The Chinese calendar defines the lunisolar month containing the winter solstice as the eleventh month, meaning that Chinese New Year usually falls on the second new moon after the winter solstice (rarely the third if an intercalary month occurs ). In more than 96 per cent of years, the Chinese New Year is the closest new moon to the beginning of spring ( lichun ) according to the calendar. In the Gregorian calendar, the Chinese New Year occurs on the new moon that falls between 21 January and 20 February.
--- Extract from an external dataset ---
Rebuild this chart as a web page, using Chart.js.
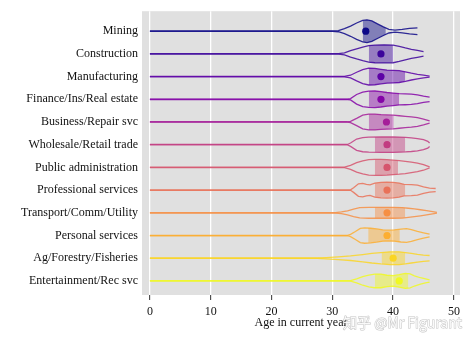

According to legend, Chinese New Year started with a mythical beast called the Nian (a beast that lives under the sea or in the mountains) during the annual Spring Festival. The Nian would eat villagers, especially children in the middle of the night. One year, all the villagers decided to hide from the beast. An older man appeared before the villagers went into hiding and said that he would stay the night and would get revenge on the Nian. The old man put red papers up and set off firecrackers. The day after, the villagers came back to their town and saw that nothing had been destroyed. They assumed that the old man was a deity who came to save them. The villagers then understood that Yanhuang had discovered that the Nian was afraid of the color red and loud noises. Then the tradition grew when New Year was approaching, and the villagers would wear red clothes, hang red lanterns, and red spring scrolls on windows and doors and used firecrackers and drums to frighten away the Nian. From then on, Nian never came to the village again. The Nian was eventually captured by Hongjun Laozu, an ancient Taoist monk.
Before the new year celebration was established, ancient Chinese gathered and celebrated the end of harvest in autumn. However, this was not the Mid-Autumn Festival, during which Chinese gathered with family to worship the Moon. In the Classic of Poetry, a poem written during Western Zhou (1045 BC – 771 BC) by an anonymous farmer, described the traditions of celebrating the 10th month of the ancient solar calendar, which was in autumn. According to the poem, during this time people clean millet-stack sites, toast guests with mijiu (rice wine), kill lambs and cook their meat, go to their masters' home, toast the master, and cheer the prospect of living long together. The 10th-month celebration is believed to be one of the prototypes of Chinese New Year. The records of the first Chinese new year celebration can be traced to the Warring States period (475 – 221 BC). In the Lüshi Chunqiu , in Qin state an exorcism ritual to expel illness, called "Big Nuo", was recorded as being carried out on the last day of the year. Later, Qin unified China, and the Qin dynasty was founded; and the ritual spread. It evolved into the practice of cleaning one's house thoroughly in the days preceding Chinese New Year.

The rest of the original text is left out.